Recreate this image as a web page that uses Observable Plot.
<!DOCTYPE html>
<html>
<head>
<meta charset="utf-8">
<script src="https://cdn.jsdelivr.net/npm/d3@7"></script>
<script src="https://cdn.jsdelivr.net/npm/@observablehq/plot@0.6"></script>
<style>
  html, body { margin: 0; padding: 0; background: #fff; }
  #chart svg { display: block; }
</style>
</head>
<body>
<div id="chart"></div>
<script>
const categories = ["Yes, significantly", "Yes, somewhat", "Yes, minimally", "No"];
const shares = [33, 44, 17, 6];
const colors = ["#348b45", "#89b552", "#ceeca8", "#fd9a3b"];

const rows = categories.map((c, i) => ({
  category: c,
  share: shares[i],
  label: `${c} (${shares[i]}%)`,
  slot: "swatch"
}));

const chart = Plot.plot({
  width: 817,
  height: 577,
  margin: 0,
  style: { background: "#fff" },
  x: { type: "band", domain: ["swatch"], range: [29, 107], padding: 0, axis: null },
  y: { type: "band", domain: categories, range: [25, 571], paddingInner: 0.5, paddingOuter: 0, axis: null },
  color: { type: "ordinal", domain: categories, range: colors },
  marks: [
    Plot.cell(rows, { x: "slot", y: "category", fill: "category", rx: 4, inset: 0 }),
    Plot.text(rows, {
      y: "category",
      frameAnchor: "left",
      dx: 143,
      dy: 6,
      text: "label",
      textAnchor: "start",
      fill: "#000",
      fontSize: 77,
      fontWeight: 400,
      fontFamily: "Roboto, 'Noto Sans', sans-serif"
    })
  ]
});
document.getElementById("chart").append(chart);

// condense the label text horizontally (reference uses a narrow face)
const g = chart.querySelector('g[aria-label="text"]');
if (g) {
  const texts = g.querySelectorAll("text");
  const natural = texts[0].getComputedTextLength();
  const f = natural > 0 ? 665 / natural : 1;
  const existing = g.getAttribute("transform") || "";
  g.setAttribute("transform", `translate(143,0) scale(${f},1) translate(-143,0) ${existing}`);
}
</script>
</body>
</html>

——————————

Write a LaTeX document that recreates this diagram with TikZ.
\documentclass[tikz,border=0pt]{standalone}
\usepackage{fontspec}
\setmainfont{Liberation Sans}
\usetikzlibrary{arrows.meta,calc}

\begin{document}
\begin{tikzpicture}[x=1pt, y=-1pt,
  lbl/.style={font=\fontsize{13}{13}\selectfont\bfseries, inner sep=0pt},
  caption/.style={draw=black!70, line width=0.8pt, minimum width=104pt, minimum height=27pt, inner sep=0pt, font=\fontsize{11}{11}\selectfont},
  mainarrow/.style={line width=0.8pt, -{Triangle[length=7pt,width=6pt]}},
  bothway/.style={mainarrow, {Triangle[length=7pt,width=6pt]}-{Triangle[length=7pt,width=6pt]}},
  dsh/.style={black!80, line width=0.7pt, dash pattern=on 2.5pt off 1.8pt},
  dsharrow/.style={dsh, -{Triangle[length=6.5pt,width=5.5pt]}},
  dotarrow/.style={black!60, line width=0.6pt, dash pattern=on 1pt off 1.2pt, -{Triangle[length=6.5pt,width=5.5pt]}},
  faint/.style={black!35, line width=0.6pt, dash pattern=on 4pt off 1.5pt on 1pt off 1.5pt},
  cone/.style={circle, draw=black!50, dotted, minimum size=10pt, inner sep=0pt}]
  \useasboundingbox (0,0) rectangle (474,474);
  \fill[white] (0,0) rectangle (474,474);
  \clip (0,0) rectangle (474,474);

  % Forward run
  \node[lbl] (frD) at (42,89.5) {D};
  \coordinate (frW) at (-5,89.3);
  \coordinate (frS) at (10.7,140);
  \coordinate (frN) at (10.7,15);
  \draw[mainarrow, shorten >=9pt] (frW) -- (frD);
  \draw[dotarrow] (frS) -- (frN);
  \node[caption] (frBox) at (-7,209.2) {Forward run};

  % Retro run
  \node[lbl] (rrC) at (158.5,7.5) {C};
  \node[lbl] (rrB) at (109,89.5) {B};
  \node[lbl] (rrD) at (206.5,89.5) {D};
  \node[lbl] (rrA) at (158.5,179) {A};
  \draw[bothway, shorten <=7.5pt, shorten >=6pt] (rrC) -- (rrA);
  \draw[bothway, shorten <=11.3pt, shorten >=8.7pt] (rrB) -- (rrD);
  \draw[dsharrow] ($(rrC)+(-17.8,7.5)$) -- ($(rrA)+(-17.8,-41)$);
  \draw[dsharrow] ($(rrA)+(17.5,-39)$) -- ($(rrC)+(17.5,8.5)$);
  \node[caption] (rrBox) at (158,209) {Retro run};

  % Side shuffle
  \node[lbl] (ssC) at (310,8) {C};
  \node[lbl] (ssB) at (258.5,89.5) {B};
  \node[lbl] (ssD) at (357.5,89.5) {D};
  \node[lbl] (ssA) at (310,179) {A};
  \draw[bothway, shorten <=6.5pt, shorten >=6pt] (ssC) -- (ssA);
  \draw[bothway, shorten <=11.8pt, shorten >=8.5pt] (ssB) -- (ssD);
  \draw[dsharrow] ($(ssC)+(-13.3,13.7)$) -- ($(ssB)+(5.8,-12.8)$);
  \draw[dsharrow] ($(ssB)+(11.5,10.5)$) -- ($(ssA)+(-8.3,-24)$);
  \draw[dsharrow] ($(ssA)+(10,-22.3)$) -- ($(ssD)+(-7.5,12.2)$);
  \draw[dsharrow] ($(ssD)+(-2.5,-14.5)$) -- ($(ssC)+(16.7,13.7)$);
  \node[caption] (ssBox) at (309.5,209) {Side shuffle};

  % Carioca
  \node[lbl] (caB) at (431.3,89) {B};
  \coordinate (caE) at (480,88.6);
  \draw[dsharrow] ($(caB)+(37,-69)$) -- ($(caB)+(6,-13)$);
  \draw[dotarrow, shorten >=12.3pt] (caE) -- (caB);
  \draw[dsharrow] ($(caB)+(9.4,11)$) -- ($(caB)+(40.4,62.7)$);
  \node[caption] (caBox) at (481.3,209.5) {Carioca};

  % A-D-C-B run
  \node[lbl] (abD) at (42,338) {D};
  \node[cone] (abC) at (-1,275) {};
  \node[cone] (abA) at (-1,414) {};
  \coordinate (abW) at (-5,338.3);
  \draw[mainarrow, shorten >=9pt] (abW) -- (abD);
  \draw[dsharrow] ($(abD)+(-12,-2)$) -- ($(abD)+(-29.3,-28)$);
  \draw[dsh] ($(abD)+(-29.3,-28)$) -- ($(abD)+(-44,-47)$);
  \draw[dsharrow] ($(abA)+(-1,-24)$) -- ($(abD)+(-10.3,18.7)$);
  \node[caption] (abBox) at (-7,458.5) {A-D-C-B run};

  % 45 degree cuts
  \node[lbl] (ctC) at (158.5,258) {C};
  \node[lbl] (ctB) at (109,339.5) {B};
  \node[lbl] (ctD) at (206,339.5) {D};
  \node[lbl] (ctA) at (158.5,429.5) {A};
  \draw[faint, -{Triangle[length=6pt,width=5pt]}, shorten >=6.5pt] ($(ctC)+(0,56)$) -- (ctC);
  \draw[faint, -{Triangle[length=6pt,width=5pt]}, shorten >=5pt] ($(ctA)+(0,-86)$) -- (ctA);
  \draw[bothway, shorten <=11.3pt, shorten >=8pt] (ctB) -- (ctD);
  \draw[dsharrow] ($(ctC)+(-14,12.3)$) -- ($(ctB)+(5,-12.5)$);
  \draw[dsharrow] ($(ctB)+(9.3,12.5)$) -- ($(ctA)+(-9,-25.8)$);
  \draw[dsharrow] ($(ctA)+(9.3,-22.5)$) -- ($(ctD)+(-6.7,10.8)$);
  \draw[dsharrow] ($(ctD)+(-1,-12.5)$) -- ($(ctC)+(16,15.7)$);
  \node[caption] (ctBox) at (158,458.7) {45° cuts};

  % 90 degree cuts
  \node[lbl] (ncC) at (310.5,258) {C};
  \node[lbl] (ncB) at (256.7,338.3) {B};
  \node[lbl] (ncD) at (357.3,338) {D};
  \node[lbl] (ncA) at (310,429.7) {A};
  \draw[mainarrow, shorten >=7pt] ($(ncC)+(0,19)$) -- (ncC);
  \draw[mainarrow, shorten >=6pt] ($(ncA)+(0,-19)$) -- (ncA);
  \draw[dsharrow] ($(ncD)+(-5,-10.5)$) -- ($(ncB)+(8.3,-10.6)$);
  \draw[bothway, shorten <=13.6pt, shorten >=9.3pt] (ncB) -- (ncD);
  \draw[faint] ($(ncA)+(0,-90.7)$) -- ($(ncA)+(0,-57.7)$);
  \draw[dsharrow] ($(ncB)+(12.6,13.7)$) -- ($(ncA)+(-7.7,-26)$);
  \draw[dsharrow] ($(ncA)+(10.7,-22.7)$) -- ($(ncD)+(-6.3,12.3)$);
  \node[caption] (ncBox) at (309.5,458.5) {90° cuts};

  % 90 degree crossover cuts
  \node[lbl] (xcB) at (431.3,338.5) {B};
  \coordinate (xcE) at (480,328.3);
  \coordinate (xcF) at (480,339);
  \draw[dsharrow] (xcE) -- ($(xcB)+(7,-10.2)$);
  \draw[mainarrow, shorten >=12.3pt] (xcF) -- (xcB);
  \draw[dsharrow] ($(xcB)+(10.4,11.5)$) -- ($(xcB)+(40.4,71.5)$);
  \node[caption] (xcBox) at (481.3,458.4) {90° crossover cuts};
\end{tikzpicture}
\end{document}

——————————

*WORK TO BE COMPLETED:* Give back exactly the lines running from the line that contains "Write a LaTeX" through the line that contains "(frBox) at (-7,209.2)", and nothing outside them.

*SOLUTION FOR THIS PROBLEM:*
Write a LaTeX document that recreates this diagram with TikZ.
\documentclass[tikz,border=0pt]{standalone}
\usepackage{fontspec}
\setmainfont{Liberation Sans}
\usetikzlibrary{arrows.meta,calc}

\begin{document}
\begin{tikzpicture}[x=1pt, y=-1pt,
  lbl/.style={font=\fontsize{13}{13}\selectfont\bfseries, inner sep=0pt},
  caption/.style={draw=black!70, line width=0.8pt, minimum width=104pt, minimum height=27pt, inner sep=0pt, font=\fontsize{11}{11}\selectfont},
  mainarrow/.style={line width=0.8pt, -{Triangle[length=7pt,width=6pt]}},
  bothway/.style={mainarrow, {Triangle[length=7pt,width=6pt]}-{Triangle[length=7pt,width=6pt]}},
  dsh/.style={black!80, line width=0.7pt, dash pattern=on 2.5pt off 1.8pt},
  dsharrow/.style={dsh, -{Triangle[length=6.5pt,width=5.5pt]}},
  dotarrow/.style={black!60, line width=0.6pt, dash pattern=on 1pt off 1.2pt, -{Triangle[length=6.5pt,width=5.5pt]}},
  faint/.style={black!35, line width=0.6pt, dash pattern=on 4pt off 1.5pt on 1pt off 1.5pt},
  cone/.style={circle, draw=black!50, dotted, minimum size=10pt, inner sep=0pt}]
  \useasboundingbox (0,0) rectangle (474,474);
  \fill[white] (0,0) rectangle (474,474);
  \clip (0,0) rectangle (474,474);

  % Forward run
  \node[lbl] (frD) at (42,89.5) {D};
  \coordinate (frW) at (-5,89.3);
  \coordinate (frS) at (10.7,140);
  \coordinate (frN) at (10.7,15);
  \draw[mainarrow, shorten >=9pt] (frW) -- (frD);
  \draw[dotarrow] (frS) -- (frN);
  \node[caption] (frBox) at (-7,209.2) {Forward run};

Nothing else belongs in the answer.